→ Exercise description
Give back the full listing verbatim, apart from its images.

→ Supplied data
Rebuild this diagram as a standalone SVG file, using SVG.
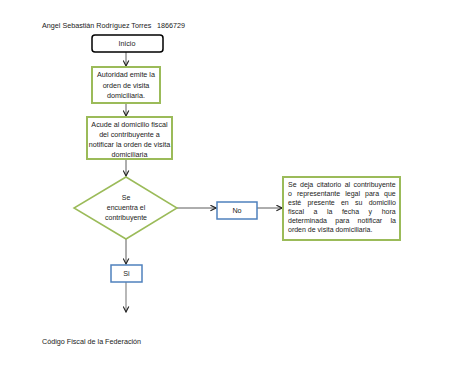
<svg xmlns="http://www.w3.org/2000/svg" width="474" height="366" viewBox="0 0 474 366">
<style>
text{font-family:"Liberation Sans",Arial,sans-serif;fill:#222;}
.t{font-size:7.2px;}
.s{font-size:7px;}
.c{text-anchor:middle;}
.g{fill:#fff;stroke:#9BBB59;stroke-width:2;}
.b{fill:#fff;stroke:#4F81BD;stroke-width:1.5;}
.k{fill:#fff;stroke:#000;stroke-width:1.5;}
.ln{fill:none;stroke:#333;stroke-width:0.8;}
</style>
<defs>
<marker id="ar" viewBox="0 0 10 10" refX="9" refY="5" markerWidth="7" markerHeight="7" orient="auto" markerUnits="userSpaceOnUse">
<path d="M1,1 L9,5 L1,9" fill="none" stroke="#222" stroke-width="1.6"/>
</marker>
</defs>
<rect width="474" height="366" fill="#fff"/>
<text class="t" x="42" y="28">Angel Sebastián Rodríguez Torres</text>
<text class="t" x="157" y="28">1866729</text>
<text class="t" x="42" y="344">Código Fiscal de la Federación</text>
<g id="connectors">
<line class="ln" x1="126" y1="52" x2="126" y2="66" marker-end="url(#ar)"/>
<line class="ln" x1="126" y1="103" x2="126" y2="116" marker-end="url(#ar)"/>
<line class="ln" x1="126" y1="159" x2="126" y2="176" marker-end="url(#ar)"/>
<line class="ln" x1="177" y1="208" x2="216" y2="208" marker-end="url(#ar)"/>
<line class="ln" x1="257" y1="208" x2="282" y2="208" marker-end="url(#ar)"/>
<line class="ln" x1="126" y1="239" x2="126" y2="264" marker-end="url(#ar)"/>
<line x1="126" y1="282" x2="126" y2="312" stroke="#888" stroke-width="1.2" marker-end="url(#ar)"/>
</g>
<g id="inicio">
<rect class="k" x="92" y="35" width="71" height="17" rx="3"/>
<text class="t c" x="127" y="46">Inicio</text>
</g>
<g id="autoridad">
<rect class="g" x="92" y="67" width="68" height="36"/>
<text class="t c" x="126" y="77">Autoridad emite la</text>
<text class="t c" x="126" y="87.5">orden de visita</text>
<text class="t c" x="126" y="98">domiciliaria.</text>
</g>
<g id="acude">
<rect class="g" x="87" y="117" width="85" height="42"/>
<text class="t c" x="129.5" y="126.5">Acude al domicilio fiscal</text>
<text class="t c" x="129.5" y="136.5">del contribuyente a</text>
<text class="t c" x="129.5" y="146.5">notificar la orden de visita</text>
<text class="t c" x="129.5" y="156.5">domiciliaria</text>
</g>
<g id="decision">
<polygon points="126,177 177,208 126,239 74,208" fill="#fff" stroke="#9BBB59" stroke-width="1.5"/>
<text class="s c" x="126" y="200">Se</text>
<text class="s c" x="126" y="210">encuentra el</text>
<text class="s c" x="126" y="220">contribuyente</text>
</g>
<g id="no">
<rect class="b" x="217" y="202" width="40" height="17"/>
<text class="t c" x="237" y="213">No</text>
</g>
<g id="citatorio">
<rect class="g" x="283" y="177" width="117" height="63"/>
<text class="s" x="288" y="187" style="word-spacing:1.5px">Se deja citatorio al contribuyente</text>
<text class="s" x="288" y="196" style="word-spacing:3.1px">o representante legal para que</text>
<text class="s" x="288" y="205" style="word-spacing:4.3px">esté presente en su domicilio</text>
<text class="s" x="288" y="214" style="word-spacing:7.6px">fiscal a la fecha y hora</text>
<text class="s" x="288" y="223" style="word-spacing:6.4px">determinada para notificar la</text>
<text class="s" x="288" y="232">orden de visita domiciliaria.</text>
</g>
<g id="si">
<rect class="b" x="111" y="265" width="31" height="17"/>
<text class="t c" x="126.5" y="276">Si</text>
</g>
</svg>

→ Answer
Rebuild this diagram as a standalone SVG file, using SVG.
<svg xmlns="http://www.w3.org/2000/svg" width="474" height="366" viewBox="0 0 474 366">
<style>
text{font-family:"Liberation Sans",Arial,sans-serif;fill:#222;}
.t{font-size:7.2px;}
.s{font-size:7px;}
.c{text-anchor:middle;}
.g{fill:#fff;stroke:#9BBB59;stroke-width:2;}
.b{fill:#fff;stroke:#4F81BD;stroke-width:1.5;}
.k{fill:#fff;stroke:#000;stroke-width:1.5;}
.ln{fill:none;stroke:#333;stroke-width:0.8;}
</style>
<defs>
<marker id="ar" viewBox="0 0 10 10" refX="9" refY="5" markerWidth="7" markerHeight="7" orient="auto" markerUnits="userSpaceOnUse">
<path d="M1,1 L9,5 L1,9" fill="none" stroke="#222" stroke-width="1.6"/>
</marker>
</defs>
<rect width="474" height="366" fill="#fff"/>
<text class="t" x="42" y="28">Angel Sebastián Rodríguez Torres</text>
<text class="t" x="157" y="28">1866729</text>
<text class="t" x="42" y="344">Código Fiscal de la Federación</text>
<g id="connectors">
<line class="ln" x1="126" y1="52" x2="126" y2="66" marker-end="url(#ar)"/>
<line class="ln" x1="126" y1="103" x2="126" y2="116" marker-end="url(#ar)"/>
<line class="ln" x1="126" y1="159" x2="126" y2="176" marker-end="url(#ar)"/>
<line class="ln" x1="177" y1="208" x2="216" y2="208" marker-end="url(#ar)"/>
<line class="ln" x1="257" y1="208" x2="282" y2="208" marker-end="url(#ar)"/>
<line class="ln" x1="126" y1="239" x2="126" y2="264" marker-end="url(#ar)"/>
<line x1="126" y1="282" x2="126" y2="312" stroke="#888" stroke-width="1.2" marker-end="url(#ar)"/>
</g>
<g id="inicio">
<rect class="k" x="92" y="35" width="71" height="17" rx="3"/>
<text class="t c" x="127" y="46">Inicio</text>
</g>
<g id="autoridad">
<rect class="g" x="92" y="67" width="68" height="36"/>
<text class="t c" x="126" y="77">Autoridad emite la</text>
<text class="t c" x="126" y="87.5">orden de visita</text>
<text class="t c" x="126" y="98">domiciliaria.</text>
</g>
<g id="acude">
<rect class="g" x="87" y="117" width="85" height="42"/>
<text class="t c" x="129.5" y="126.5">Acude al domicilio fiscal</text>
<text class="t c" x="129.5" y="136.5">del contribuyente a</text>
<text class="t c" x="129.5" y="146.5">notificar la orden de visita</text>
<text class="t c" x="129.5" y="156.5">domiciliaria</text>
</g>
<g id="decision">
<polygon points="126,177 177,208 126,239 74,208" fill="#fff" stroke="#9BBB59" stroke-width="1.5"/>
<text class="s c" x="126" y="200">Se</text>
<text class="s c" x="126" y="210">encuentra el</text>
<text class="s c" x="126" y="220">contribuyente</text>
</g>
<g id="no">
<rect class="b" x="217" y="202" width="40" height="17"/>
<text class="t c" x="237" y="213">No</text>
</g>
<g id="citatorio">
<rect class="g" x="283" y="177" width="117" height="63"/>
<text class="s" x="288" y="187" style="word-spacing:1.5px">Se deja citatorio al contribuyente</text>
<text class="s" x="288" y="196" style="word-spacing:3.1px">o representante legal para que</text>
<text class="s" x="288" y="205" style="word-spacing:4.3px">esté presente en su domicilio</text>
<text class="s" x="288" y="214" style="word-spacing:7.6px">fiscal a la fecha y hora</text>
<text class="s" x="288" y="223" style="word-spacing:6.4px">determinada para notificar la</text>
<text class="s" x="288" y="232">orden de visita domiciliaria.</text>
</g>
<g id="si">
<rect class="b" x="111" y="265" width="31" height="17"/>
<text class="t c" x="126.5" y="276">Si</text>
</g>
</svg>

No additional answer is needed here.